On Wednesday, Seth and his fellow Heathens will play two shows at the State Theater, a place that holds many fond memories.

“I saw ‘Star Wars’ there for the first time in 1977,” Seth said of the theater, which had a previous life showing movies. “I’ll never forget driving up and seeing the marquee. That was pretty epic for a 7-year-old.”

When he was a teenager, he frequented the theater’s dollar movies. “I’ve lived through all of the State Theatre’s different incarnations,” he said.

The Wednesday shows will be Seth’s first time playing for a hometown crowd, except a few tiny gigs when he first got into music. His mom, Hope Whitney, lives here, and several other family members will be visiting for the occasion.

In fact, this is Band of Heathens’ first time in the Northwest, but it isn’t a particularly big gig for the roots rockers, who have appeared on “Austin City Limits” and will play several music festivals this summer, including Lollapalooza.

This year, the Heathens are up for an Americana Music Award for Group of the Year, and last year, the band was nominated for Best Emerging Artist.

“They’ve toured all over the country many times, and they’ve toured Europe, but they’ve never made it to the Northwest,” said Scot Whitney.

The Heathens have been compared to the likes of The Band and Little Feat, and the group has the soul of a jam band, too.

“What makes these Heathens so refreshingly different is the overall musicianship and seamless blending of alt-rockers, folk tales, gut-bucket blues and heartland anthems,” wrote a critic for the Chicago Sun-Times.

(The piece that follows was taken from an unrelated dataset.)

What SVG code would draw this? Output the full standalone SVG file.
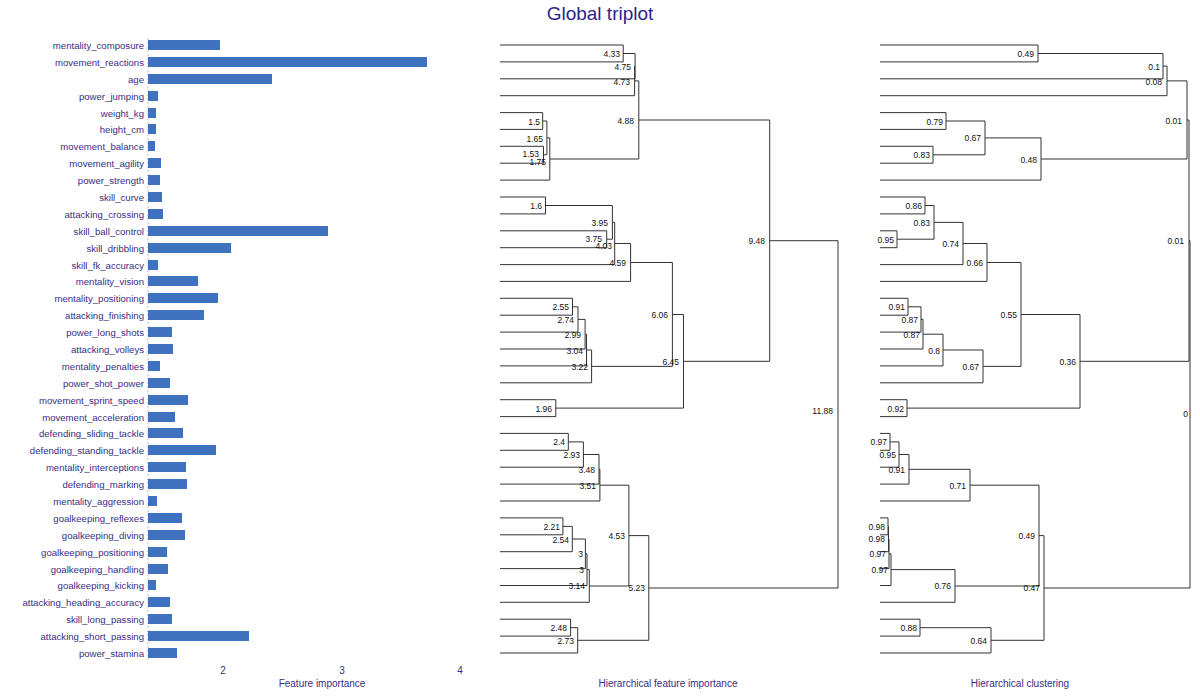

A Wall Street Journal reviewer said the Heathens were the highlight of SXSW last year.

“I can’t say enough how great the band is,” said Bruce Whitney, who admitted he is a proud dad but who is certainly qualified to judge music. “I’ve heard them many times. They are extremely exciting live, with really fresh original music.

“And Seth and the drummer just really lock in. They are a great rhythm section.”

While Seth didn’t play music much growing up – he said he quit the violin in fourth grade and the trumpet in fifth – he was always surrounded by it. And he got a few basic lessons from Bruce in how to hear and play the bass part in a song.

“I’ve always loved music,” Seth said. “I didn’t pursue it when I was young, I think because my father was so good at it. I figured I’d go out on my own and try something else, but as soon as I played music with other people, I was transformed. I became obsessed, and I’ve never looked back.”